Great questions here!

> How do you rate the correctness? Some complex LLM answers seemed to be correct but not in as much detail as the expected answer.

We support two different modes: a strict pass/fail where an answer has to have all of the information we expect, and a rubric based mode where answers are bucketed into things like "partially correct" or "wrong but helpful".

To be honest, we also get the grading wrong sometimes. If you see anything egregious please email me the topic you used at max@talc.ai

> How do you generate the answers? Does the model have access to the original source of truth (like in RAG apps)?
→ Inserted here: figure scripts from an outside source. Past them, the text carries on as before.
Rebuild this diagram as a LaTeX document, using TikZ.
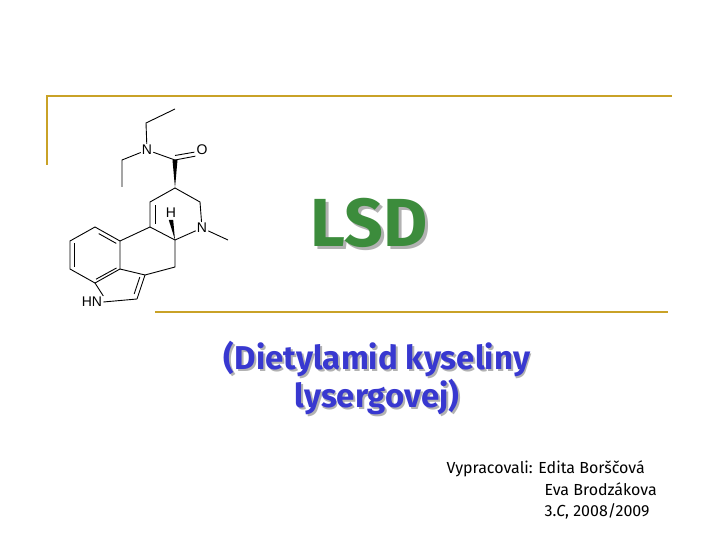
\documentclass[tikz,border=0pt]{standalone}
\usepackage{fontspec}
\usetikzlibrary{calc}
\setmainfont{Fira Sans}
\newfontfamily\molfont{Liberation Sans}
\definecolor{gold}{HTML}{C9A227}
\definecolor{lsdgreen}{HTML}{3C8C3C}
\definecolor{subblue}{HTML}{3838D0}
\newcommand\shadowtxt[3]{\makebox[0pt][l]{\hspace{#3}\raisebox{-#3}{\textcolor{black!30}{#2}}}\textcolor{#1}{#2}}
\begin{document}
\begin{tikzpicture}[x=1pt,y=-1pt,
  rule/.style={draw=gold,line width=1.6pt},
  bond/.style={line width=0.9pt},
  atom/.style={font=\molfont\fontsize{14}{14}\selectfont,inner sep=1pt,fill=white},
  wedge/.style={fill=black},
  cred/.style={anchor=base west,font=\fontsize{16}{16}\selectfont}]
\useasboundingbox (0,0) rectangle (720,540);
\fill[white] (0,0) rectangle (720,540);
% gold rules
\coordinate (r1) at (47,165); \coordinate (r2) at (47,96); \coordinate (r3) at (672,96);
\draw[rule] (r1) -- (r2) -- (r3);
\coordinate (r4) at (155,312); \coordinate (r5) at (668,312);
\draw[rule] (r4) -- (r5);
% molecule atoms
\coordinate (T) at (95,227); \coordinate (UR) at (120,241); \coordinate (LR) at (120,269);
\coordinate (B) at (95,283); \coordinate (LL) at (70,269); \coordinate (UL) at (70,241);
\coordinate (C2) at (137,299); \coordinate (C3) at (145,275); \coordinate (C4) at (175,267);
\coordinate (C5) at (175,240); \coordinate (C10) at (150,227); \coordinate (C9) at (150,202);
\coordinate (C8) at (175,188); \coordinate (C7) at (200,202);
\coordinate (Me) at (228,240); \coordinate (CO) at (175,160);
\coordinate (E1) at (146,123); \coordinate (E2) at (175,109);
\coordinate (E3) at (122,160); \coordinate (E4) at (122,187);
\coordinate (Hp) at (171,220);
\node[atom] (N1) at (92,302) {HN};
\node[atom] (N6) at (202,228) {N};
\node[atom] (Na) at (147,150) {N};
\node[atom] (O) at (202,150) {O};
\node[atom] (H) at (171,213) {H};
% bonds
\draw[bond] (T)--(UR)--(LR)--(B)--(LL)--(UL)--cycle;
\draw[bond] ($(T)!0.15!(UR)+(0,4.5)$) -- ($(T)!0.85!(UR)+(0,4.5)$);
\draw[bond] (LR)--(C3);
\draw[bond] ($(UL)+(4,2)$) -- ($(LL)+(4,-2)$);
\draw[bond] ($(LR)+(-3.5,-1)$) -- ($(B)+(1,-3.8)$);
\draw[bond] (B) -- (N1.north east);
\draw[bond] (N1.east) -- (C2);
\draw[bond] (C2) -- (C3);
\draw[bond] ($(C2)!0.15!(C3)+(-4,-1.5)$) -- ($(C2)!0.85!(C3)+(-4,-1.5)$);
\draw[bond] (C3)--(C4)--(C5)--(C10)--(UR);
\draw[bond] (C10)--(C9)--(C8)--(C7)--(N6)--(C5);
\draw[bond] ($(C10)+(5,-3)$) -- ($(C9)+(5,3)$);
\draw[bond] (N6)--(Me);
\fill[wedge] (C8) -- ($(CO)+(-2.5,0)$) -- ($(CO)+(2.5,0)$) -- cycle;
\fill[wedge] (C5) -- ($(Hp)+(-2.2,0)$) -- ($(Hp)+(2.2,0)$) -- cycle;
\draw[bond] (CO)--(Na);
\draw[bond] (CO)--(O.south west);
\draw[bond] ($(CO)+(0,-4.5)$)--($(O.south west)+(-1,-4)$);
\draw[bond] (Na)--(E1)--(E2);
\draw[bond] (Na)--(E3)--(E4);
% texts
\node[font=\bfseries\fontsize{68}{68}\selectfont] (lsd) at (369,224) {\shadowtxt{lsdgreen}{LSD}{3pt}};
\node[align=center,font=\bfseries\fontsize{33}{38}\selectfont] (sub) at (377,379) {\shadowtxt{subblue}{(Dietylamid kyseliny}{2pt}\\\shadowtxt{subblue}{lysergovej)}{2pt}};
\node[cred] (c1) at (443,473) {Vypracovali: Edita Borščová};
\node[cred] (c2) at (541,495) {Eva Brodzákova};
\node[cred] (c3) at (541,516) {3.\textit{C}, 2008/2009};
\end{tikzpicture}
\end{document}
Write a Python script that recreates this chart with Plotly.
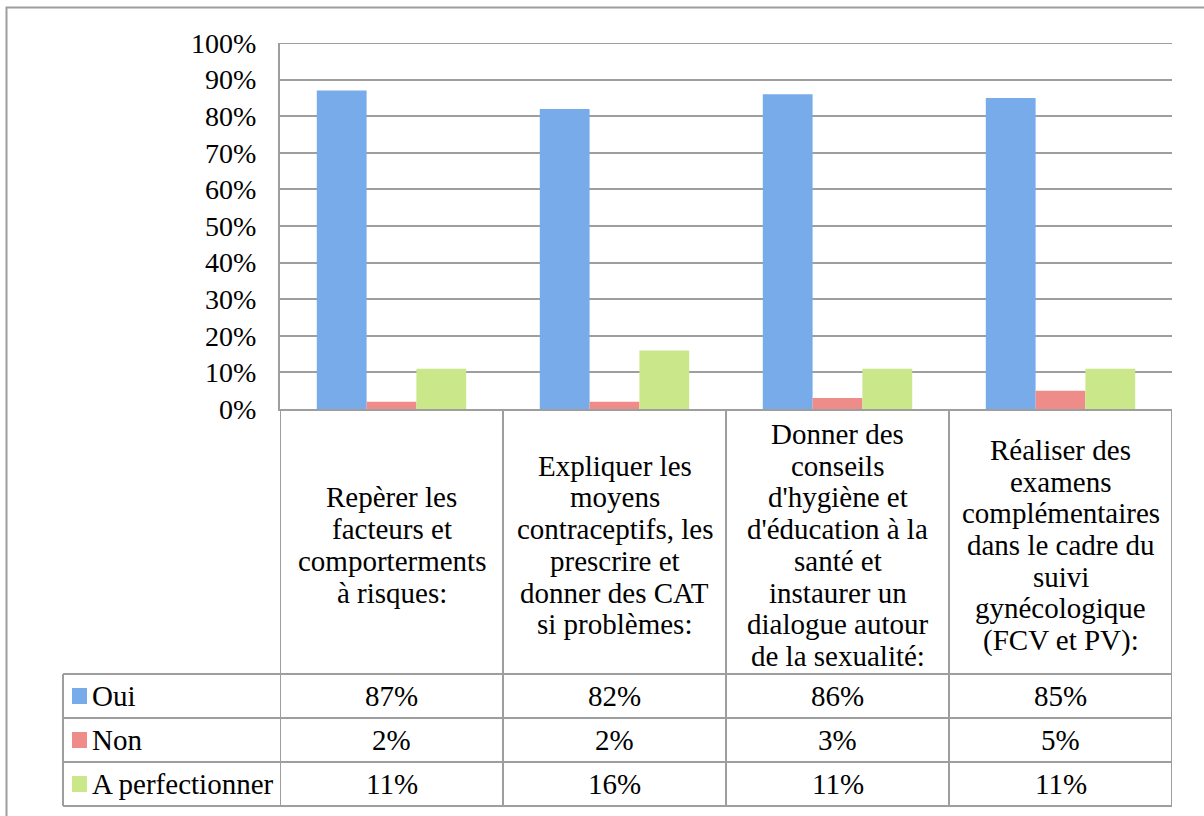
import plotly.graph_objects as go

# ---------------- data ----------------
categories = [
    "Repèrer les<br>facteurs et<br>comporterments<br>à risques:",
    "Expliquer les<br>moyens<br>contraceptifs, les<br>prescrire et<br>donner des CAT<br>si problèmes:",
    "Donner des<br>conseils<br>d'hygiène et<br>d'éducation à la<br>santé et<br>instaurer un<br>dialogue autour<br>de la sexualité:",
    "Réaliser des<br>examens<br>complémentaires<br>dans le cadre du<br>suivi<br>gynécologique<br>(FCV et PV):",
]
series_names = ["Oui", "Non", "A perfectionner"]
oui = [87, 82, 86, 85]
non = [2, 2, 3, 5]
a_perfectionner = [11, 16, 11, 11]
series_values = [oui, non, a_perfectionner]
y_ticks = [0, 10, 20, 30, 40, 50, 60, 70, 80, 90, 100]
y_tick_labels = [f"{v}%" for v in y_ticks]

# ---------------- styling ----------------
colors = ["#77ABE9", "#EE8C89", "#CAE78A"]
FONT = "Liberation Serif"
FS = 29
FS_TICK = 28
LINE = "#9E9E9E"

W, H = 1204, 816
L, R, T, B = 280, 32, 43, 407
PW = W - L - R
PH = H - T - B
y0px = H - B  # pixel of 0%


def px_x(px):
    return (px - L) / PW


def px_y(py):
    return (y0px - py) / PH


fig = go.Figure()
keys = list(range(len(categories)))
for name, vals, col in zip(series_names, series_values, colors):
    fig.add_trace(go.Bar(x=keys, y=vals, name=name, marker=dict(color=col, line=dict(width=0)),
                         showlegend=False, hoverinfo="skip"))

shapes = []
annotations = []

# outer chart border (extends past the right/bottom edges)
shapes.append(dict(type="rect", xref="paper", yref="paper",
                   x0=px_x(6.5), x1=px_x(W + 10), y0=px_y(H + 10), y1=px_y(7.5),
                   line=dict(color=LINE, width=2), fillcolor="rgba(0,0,0,0)", layer="below"))

# top gridline at 100%
shapes.append(dict(type="line", xref="paper", yref="y", x0=0, x1=1,
                   y0=y_ticks[-1], y1=y_ticks[-1], line=dict(color=LINE, width=2), layer="below"))

n = len(categories)
# table horizontal lines
for py in [674, 718, 762, 806]:
    shapes.append(dict(type="line", xref="paper", yref="paper",
                       x0=px_x(63), x1=1, y0=px_y(py), y1=px_y(py),
                       line=dict(color=LINE, width=2)))
# column boundaries
for i in range(n + 1):
    shapes.append(dict(type="line", xref="x", yref="paper",
                       x0=i - 0.5, x1=i - 0.5, y0=px_y(806), y1=px_y(409),
                       line=dict(color=LINE, width=2)))
# legend column left border
shapes.append(dict(type="line", xref="paper", yref="paper",
                   x0=px_x(63), x1=px_x(63), y0=px_y(806), y1=px_y(674),
                   line=dict(color=LINE, width=2)))

# category labels (header row of the table)
spacing = 31.7
center = 545
for i, cat in enumerate(categories):
    lines = cat.split("<br>")
    m = len(lines)
    for j, ln in enumerate(lines):
        cy = center + (j - (m - 1) / 2) * spacing
        annotations.append(dict(x=i, y=px_y(cy), xref="x", yref="paper", text=ln,
                                showarrow=False, xanchor="center", yanchor="middle",
                                font=dict(family=FONT, size=FS, color="black")))

# value rows
row_centers = [696, 740, 784]
for r, (name, vals, col) in enumerate(zip(series_names, series_values, colors)):
    cy = row_centers[r]
    for i, v in enumerate(vals):
        annotations.append(dict(x=i, y=px_y(cy), xref="x", yref="paper", text=f"{v}%",
                                showarrow=False, xanchor="center", yanchor="middle",
                                font=dict(family=FONT, size=FS, color="black")))
    annotations.append(dict(x=px_x(90), y=px_y(cy), xref="paper", yref="paper", text=name,
                            showarrow=False, xanchor="left", yanchor="middle",
                            font=dict(family=FONT, size=FS, color="black")))
    shapes.append(dict(type="rect", xref="paper", yref="paper",
                       x0=px_x(72), x1=px_x(87), y0=px_y(cy + 8), y1=px_y(cy - 8),
                       line=dict(width=0), fillcolor=col))

fig.update_layout(
    width=W, height=H,
    margin=dict(l=L, r=R, t=T, b=B),
    paper_bgcolor="white", plot_bgcolor="white",
    barmode="group", bargap=0.33, bargroupgap=0,
    shapes=shapes, annotations=annotations,
    font=dict(family=FONT, size=FS, color="black"),
    xaxis=dict(range=[-0.5, n - 0.5], showticklabels=False, showgrid=False,
               showline=True, linecolor=LINE, linewidth=2, zeroline=False, ticks=""),
    yaxis=dict(range=[0, 100], tickvals=y_ticks, ticktext=y_tick_labels, showgrid=True,
               gridcolor=LINE, gridwidth=2, showline=True, linecolor=LINE, linewidth=2,
               zeroline=False, ticks="", ticklabelstandoff=16,
               tickfont=dict(family=FONT, size=FS_TICK, color="black")),
)

fig.write_html("out.html", config={"displayModeBar": False},
               post_script="document.body.style.margin='0';")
You guessed right here - we connect to the knowledge base like a RAG app. We also use this to generate the questions -- think of it like reading questions out of a textbook to quiz someong.

> And in your examples what model do you actually use?

We use multiple models for the question generation, and are still evaluating what works best. For the demo, we are "quizzing" openai's 3.5 turbo model.

maho · on Jan 19, 2024

Is there a way I can give feedback on wrong labels? The easy questions seem to be correct most (all?) of the time, but I noticed a few errors in the labelling of the complex question/answers. I would love to see this improve even further!

maxrmk · on Jan 19, 2024

Any feedback like this helps -- shoot me an email at max@talc.ai with the name of the topic you saw incorrect labels on.

We didn't expect this much traction on the demo, or I'd have built this functionality in!

dkindler · on Jan 18, 2024

Here's an example where the GPT response was correct, but was marked as incorrect: https://ibb.co/tMGxcf3

maxrmk · on Jan 18, 2024

Thanks for flagging!

Robotenomics · on Jan 18, 2024

Very, very impressive.. I ran a couple of tests and on the complex it received 80% although I would say it was harsh as the answer could be said to be correct- although I found the questions generated rather simple not complex.

The 2nd test it was 100% incorrect for the complex questions! However when I checked directly with gpt-4 based upon the questions rendered it answered 100% correct. Could that be due to my custom settings in gpt4? Will run it with university students. Fascinating work

matt_lee · on Jan 18, 2024

Thanks for giving it a whirl!

I agree that the current grading is a bit harsh -- the rubric we're using in this demo is fairly rudimentary. What we've seen be more helpful is a range of grades along the lines of correct / correct but unhelpful / correct but incomplete / incorrect. This somewhat depends on individual use cases though.

Let me know what questions generated you thought could be more complex! We're always working on improving our ability to explore the knowledge space for challenging questions.

ore0s · on Jan 19, 2024

Congrats on the launch! How does this compare to https://www.patronus.ai/ ? They seem to offer a very similar solution for getting on top of unpredictable LLM output

maxrmk · on Jan 19, 2024

We're in a similar space, and their work on FinanceBench is great for the whole community, so I appreciate that. Otherwise there's not much out their about their product so I can't directly compare.

quadcore · on Jan 18, 2024

Now someone has to test talc AI. I can do it.

Impressive demo and business idea, congrats, good luck!

maxrmk · on Jan 18, 2024

who tests the testing tool?

Thanks though -- and let us know if you hit any issues while playing around with the demo!

bestai · on Jan 18, 2024

I think allowing other languages besides English could be a good idea.

maxrmk · on Jan 18, 2024

Good idea! There's no limitation in the generation or grading, but we didn't set up the search to support this. I'll see if it's possible to enable this in the wikipedia search component.

Departed7405 · on Jan 19, 2024

Maybe it was already said, but I have a weird bug where system said last answer is incorrect but in the overview it still says "100% correct".